## [Written request]
Restate the lines word for word, from the first line of the records through the line containing "(ns) at (247,157)". Leave out the pictures and anything after that line.

-*-

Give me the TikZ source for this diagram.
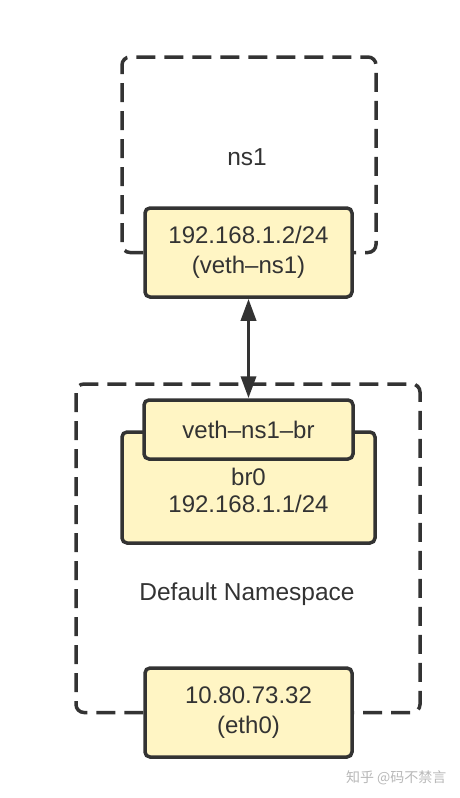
\documentclass[tikz,border=0pt]{standalone}
\usepackage{fontspec}
\setmainfont{Liberation Sans}
\newfontfamily\cjk{Noto Sans CJK SC}
\usetikzlibrary{arrows.meta}
\definecolor{boxfill}{HTML}{FFF5C4}
\definecolor{ink}{HTML}{333333}
\begin{document}
\begin{tikzpicture}[x=1pt,y=-1pt,
    iface/.style={draw=ink,fill=boxfill,line width=3.5pt,rounded corners=5pt,
      align=center,text=ink,font=\fontsize{24}{30}\selectfont,inner sep=0pt},
    nsbox/.style={draw=ink,line width=3.5pt,dash pattern=on 19pt off 9pt,rounded corners=8pt},
    label/.style={text=ink,font=\fontsize{24.5}{28}\selectfont}]
  \useasboundingbox (0,0) rectangle (460,798);

  % ns1
  \node[iface,minimum width=207pt,minimum height=89pt] (vethns) at (248.5,252.5) {192.168.1.2/24\\(veth–ns1)};
  \draw[nsbox] (vethns.west) -- (122,252.5) -- (122,57) -- (376,57) -- (376,252.5) -- (vethns.east);
  \node[label] (ns) at (247,157) {ns1};

  % default namespace
  \node[iface,minimum width=253pt,minimum height=111pt] (br) at (248.5,487.5) {\\[-6pt]br0\\[-3pt]192.168.1.1/24};
  \node[iface,minimum width=209pt,minimum height=59pt] (vethbr) at (248.5,429.5) {veth–ns1–br};
  \node[iface,minimum width=207pt,minimum height=89pt] (eth) at (248.5,712.5) {10.80.73.32\\(eth0)};
  \draw[nsbox] (eth.west) -- (76,712.5) -- (76,384) -- (420,384) -- (420,712.5) -- (eth.east);
  \node[label] (default) at (247,594) {Default Namespace};

  \draw[ink,line width=3.5pt,{Triangle[length=22pt,width=15pt]}-{Triangle[length=22pt,width=15pt]}] (vethns.south) -- (vethbr.north);

  \node[text=black!28,font=\cjk\fontsize{14}{16}\selectfont,anchor=east] (mark) at (450,778) {知乎 @码不禁言};
\end{tikzpicture}
\end{document}
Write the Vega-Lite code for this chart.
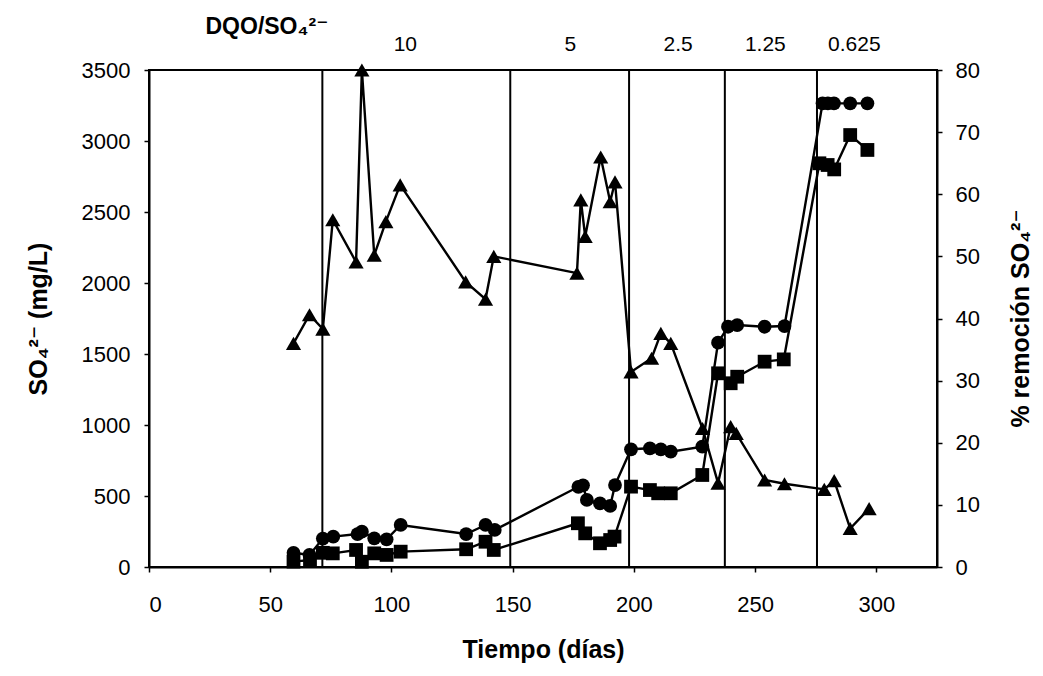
{
  "$schema": "https://vega.github.io/schema/vega-lite/v6.json",
  "width": 788,
  "height": 497,
  "autosize": {"type": "none"},
  "padding": {"left": 149, "top": 70, "right": 106, "bottom": 109},
  "background": "white",
  "config": {
    "view": {"stroke": "black", "strokeWidth": 2},
    "font": "Liberation Sans, DejaVu Sans, Arial",
    "axis": {
      "grid": false,
      "domainColor": "black",
      "domainWidth": 2,
      "tickColor": "black",
      "tickWidth": 1.5,
      "tickSize": 5,
      "labelColor": "black",
      "labelFont": "Liberation Sans, DejaVu Sans, Arial",
      "labelFontSize": 22,
      "titleFont": "Liberation Sans, DejaVu Sans, Arial",
      "titleFontSize": 25,
      "titleFontWeight": "bold",
      "titleColor": "black"
    }
  },
  "datasets": {
    "phases": [
      {"day": 71.5},
      {"day": 149},
      {"day": 198},
      {"day": 237.5},
      {"day": 275.5}
    ],
    "sulfate": [
      {"day": 59.6, "mg": 100, "series": "circle"},
      {"day": 66.2, "mg": 85, "series": "circle"},
      {"day": 71.7, "mg": 200, "series": "circle"},
      {"day": 76.0, "mg": 214, "series": "circle"},
      {"day": 86.0, "mg": 232, "series": "circle"},
      {"day": 87.8, "mg": 249, "series": "circle"},
      {"day": 92.9, "mg": 202, "series": "circle"},
      {"day": 98.0, "mg": 195, "series": "circle"},
      {"day": 103.8, "mg": 296, "series": "circle"},
      {"day": 130.8, "mg": 232, "series": "circle"},
      {"day": 138.8, "mg": 296, "series": "circle"},
      {"day": 142.6, "mg": 261, "series": "circle"},
      {"day": 177.1, "mg": 565, "series": "circle"},
      {"day": 179.0, "mg": 575, "series": "circle"},
      {"day": 180.6, "mg": 472, "series": "circle"},
      {"day": 186.0, "mg": 448, "series": "circle"},
      {"day": 190.2, "mg": 430, "series": "circle"},
      {"day": 192.2, "mg": 577, "series": "circle"},
      {"day": 198.8, "mg": 829, "series": "circle"},
      {"day": 206.6, "mg": 836, "series": "circle"},
      {"day": 211.1, "mg": 829, "series": "circle"},
      {"day": 215.2, "mg": 812, "series": "circle"},
      {"day": 228.2, "mg": 847, "series": "circle"},
      {"day": 234.7, "mg": 1580, "series": "circle"},
      {"day": 238.8, "mg": 1692, "series": "circle"},
      {"day": 242.6, "mg": 1704, "series": "circle"},
      {"day": 253.9, "mg": 1692, "series": "circle"},
      {"day": 262.1, "mg": 1697, "series": "circle"},
      {"day": 277.8, "mg": 3265, "series": "circle"},
      {"day": 280.0, "mg": 3265, "series": "circle"},
      {"day": 282.5, "mg": 3265, "series": "circle"},
      {"day": 289.2, "mg": 3265, "series": "circle"},
      {"day": 296.3, "mg": 3265, "series": "circle"},
      {"day": 59.6, "mg": 38, "series": "square"},
      {"day": 66.4, "mg": 49, "series": "square"},
      {"day": 71.7, "mg": 100, "series": "square"},
      {"day": 75.8, "mg": 96, "series": "square"},
      {"day": 85.4, "mg": 120, "series": "square"},
      {"day": 87.8, "mg": 37, "series": "square"},
      {"day": 92.9, "mg": 96, "series": "square"},
      {"day": 98.0, "mg": 85, "series": "square"},
      {"day": 103.8, "mg": 108, "series": "square"},
      {"day": 130.8, "mg": 125, "series": "square"},
      {"day": 138.8, "mg": 178, "series": "square"},
      {"day": 142.2, "mg": 120, "series": "square"},
      {"day": 176.9, "mg": 308, "series": "square"},
      {"day": 179.9, "mg": 237, "series": "square"},
      {"day": 186.0, "mg": 167, "series": "square"},
      {"day": 190.2, "mg": 190, "series": "square"},
      {"day": 192.0, "mg": 214, "series": "square"},
      {"day": 198.8, "mg": 566, "series": "square"},
      {"day": 206.6, "mg": 542, "series": "square"},
      {"day": 210.0, "mg": 519, "series": "square"},
      {"day": 215.2, "mg": 519, "series": "square"},
      {"day": 228.2, "mg": 648, "series": "square"},
      {"day": 234.7, "mg": 1364, "series": "square"},
      {"day": 239.9, "mg": 1294, "series": "square"},
      {"day": 242.6, "mg": 1340, "series": "square"},
      {"day": 253.9, "mg": 1446, "series": "square"},
      {"day": 261.8, "mg": 1462, "series": "square"},
      {"day": 276.5, "mg": 2843, "series": "square"},
      {"day": 279.9, "mg": 2831, "series": "square"},
      {"day": 282.6, "mg": 2800, "series": "square"},
      {"day": 289.2, "mg": 3042, "series": "square"},
      {"day": 296.3, "mg": 2937, "series": "square"}
    ],
    "removal": [
      {"day": 59.6, "pct": 36.0},
      {"day": 66.2, "pct": 40.6},
      {"day": 71.7, "pct": 38.3},
      {"day": 75.8, "pct": 55.9},
      {"day": 85.4, "pct": 49.1},
      {"day": 87.8, "pct": 80.0},
      {"day": 92.9, "pct": 50.2},
      {"day": 97.7, "pct": 55.6},
      {"day": 103.6, "pct": 61.5},
      {"day": 130.6, "pct": 45.9},
      {"day": 138.8, "pct": 43.1},
      {"day": 142.2, "pct": 50.0},
      {"day": 176.5, "pct": 47.3},
      {"day": 178.1, "pct": 59.1},
      {"day": 179.9, "pct": 53.2},
      {"day": 186.3, "pct": 66.0},
      {"day": 190.2, "pct": 58.8},
      {"day": 192.2, "pct": 62.0},
      {"day": 198.8, "pct": 31.4},
      {"day": 207.3, "pct": 33.6},
      {"day": 211.1, "pct": 37.6},
      {"day": 215.2, "pct": 36.0},
      {"day": 228.3, "pct": 22.3},
      {"day": 234.7, "pct": 13.5},
      {"day": 239.9, "pct": 22.6},
      {"day": 242.2, "pct": 21.5},
      {"day": 253.9, "pct": 14.0},
      {"day": 262.1, "pct": 13.4},
      {"day": 278.5, "pct": 12.5},
      {"day": 282.6, "pct": 13.9},
      {"day": 289.2, "pct": 6.2},
      {"day": 297.0, "pct": 9.4}
    ]
  },
  "layer": [
    {
      "data": {"name": "phases"},
      "mark": {"type": "rule", "color": "black", "strokeWidth": 2},
      "encoding": {
        "x": {
          "field": "day",
          "type": "quantitative",
          "scale": {"domain": [0, 325], "nice": false, "zero": false},
          "axis": {
            "orient": "top",
            "values": [105.5, 173.6, 218, 254, 290.7],
            "labelExpr": "datum.value == 105.5 ? '10' : datum.value == 173.6 ? '5' : datum.value == 218 ? '2.5' : datum.value == 254 ? '1.25' : '0.625'",
            "ticks": false,
            "domain": false,
            "labelPadding": 16,
            "labelFontSize": 21,
            "title": "DQO/SO₄²⁻",
            "titleFontSize": 23,
            "titleAlign": "left",
            "titleAnchor": "start",
            "titleBaseline": "alphabetic",
            "titleX": 56,
            "titleY": -37
          }
        }
      }
    },
    {
      "data": {"name": "sulfate"},
      "encoding": {
        "x": {
          "field": "day",
          "type": "quantitative",
          "scale": {"domain": [0, 325], "nice": false, "zero": false},
          "axis": {
            "orient": "bottom",
            "values": [0, 50, 100, 150, 200, 250, 300],
            "format": "d",
            "labelPadding": 22,
            "title": "Tiempo (días)",
            "titlePadding": 22
          }
        },
        "y": {
          "field": "mg",
          "type": "quantitative",
          "scale": {"domain": [0, 3500], "nice": false},
          "axis": {
            "orient": "left",
            "values": [0, 500, 1000, 1500, 2000, 2500, 3000, 3500],
            "format": "d",
            "labelPadding": 14,
            "title": "SO₄²⁻  (mg/L)",
            "titlePadding": 30
          }
        }
      },
      "layer": [
        {
          "mark": {"type": "line", "color": "black", "strokeWidth": 2.4},
          "encoding": {"detail": {"field": "series", "type": "nominal"}}
        },
        {
          "mark": {"type": "point", "filled": true, "opacity": 1, "color": "black"},
          "encoding": {
            "shape": {
              "field": "series",
              "type": "nominal",
              "scale": {"domain": ["circle", "square"], "range": ["circle", "square"]},
              "legend": null
            },
            "size": {"value": 190}
          }
        }
      ]
    },
    {
      "data": {"name": "removal"},
      "encoding": {
        "x": {
          "field": "day",
          "type": "quantitative",
          "scale": {"domain": [0, 325], "nice": false, "zero": false},
          "axis": null
        },
        "y": {
          "field": "pct",
          "type": "quantitative",
          "scale": {"domain": [0, 80], "nice": false},
          "axis": {
            "orient": "right",
            "values": [0, 10, 20, 30, 40, 50, 60, 70, 80],
            "format": "d",
            "labelPadding": 13,
            "title": "% remoción SO₄²⁻",
            "titleAngle": 270,
            "titleAlign": "center",
            "titleBaseline": "middle",
            "titleX": 83,
            "titleY": 248
          }
        }
      },
      "layer": [
        {"mark": {"type": "line", "color": "black", "strokeWidth": 2.4}},
        {
          "mark": {"type": "point", "shape": "triangle-up", "filled": true, "opacity": 1, "color": "black", "size": 230}
        }
      ]
    }
  ],
  "resolve": {"scale": {"y": "independent"}, "axis": {"x": "independent"}}
}
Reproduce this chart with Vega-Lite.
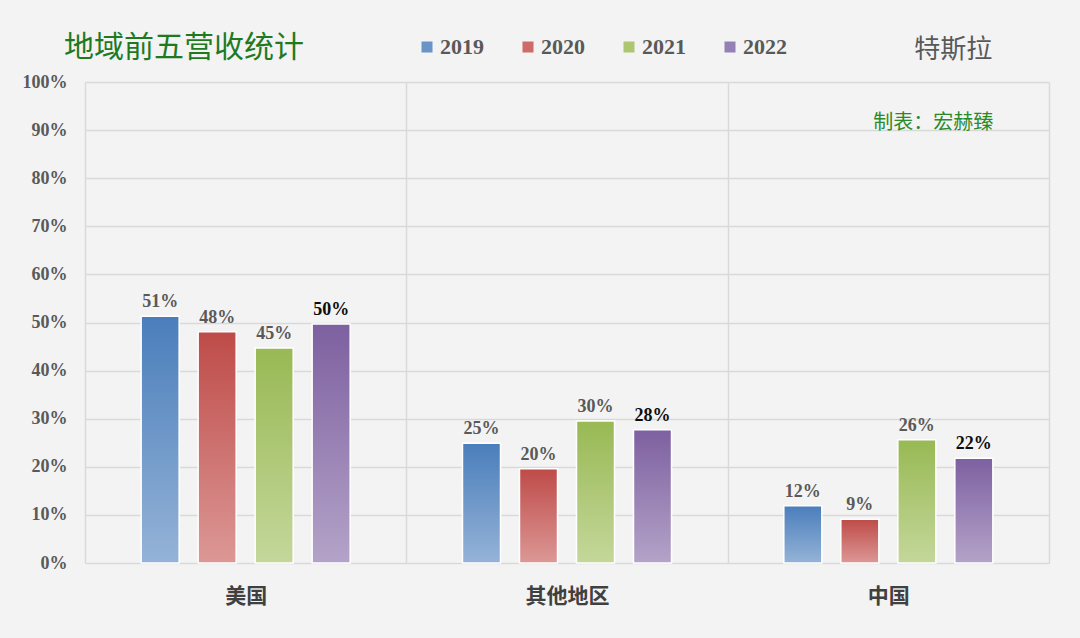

-*-

## [Worked answer]
Give me the TikZ source for this diagram.
\documentclass[tikz,border=0pt]{standalone}
\usepackage{fontspec}
\setmainfont{Liberation Sans}
\newfontfamily\cjk{Noto Sans CJK SC}
\usetikzlibrary{arrows.meta}
\definecolor{boxfill}{HTML}{FFF5C4}
\definecolor{ink}{HTML}{333333}
\begin{document}
\begin{tikzpicture}[x=1pt,y=-1pt,
    iface/.style={draw=ink,fill=boxfill,line width=3.5pt,rounded corners=5pt,
      align=center,text=ink,font=\fontsize{24}{30}\selectfont,inner sep=0pt},
    nsbox/.style={draw=ink,line width=3.5pt,dash pattern=on 19pt off 9pt,rounded corners=8pt},
    label/.style={text=ink,font=\fontsize{24.5}{28}\selectfont}]
  \useasboundingbox (0,0) rectangle (460,798);

  % ns1
  \node[iface,minimum width=207pt,minimum height=89pt] (vethns) at (248.5,252.5) {192.168.1.2/24\\(veth–ns1)};
  \draw[nsbox] (vethns.west) -- (122,252.5) -- (122,57) -- (376,57) -- (376,252.5) -- (vethns.east);
  \node[label] (ns) at (247,157) {ns1};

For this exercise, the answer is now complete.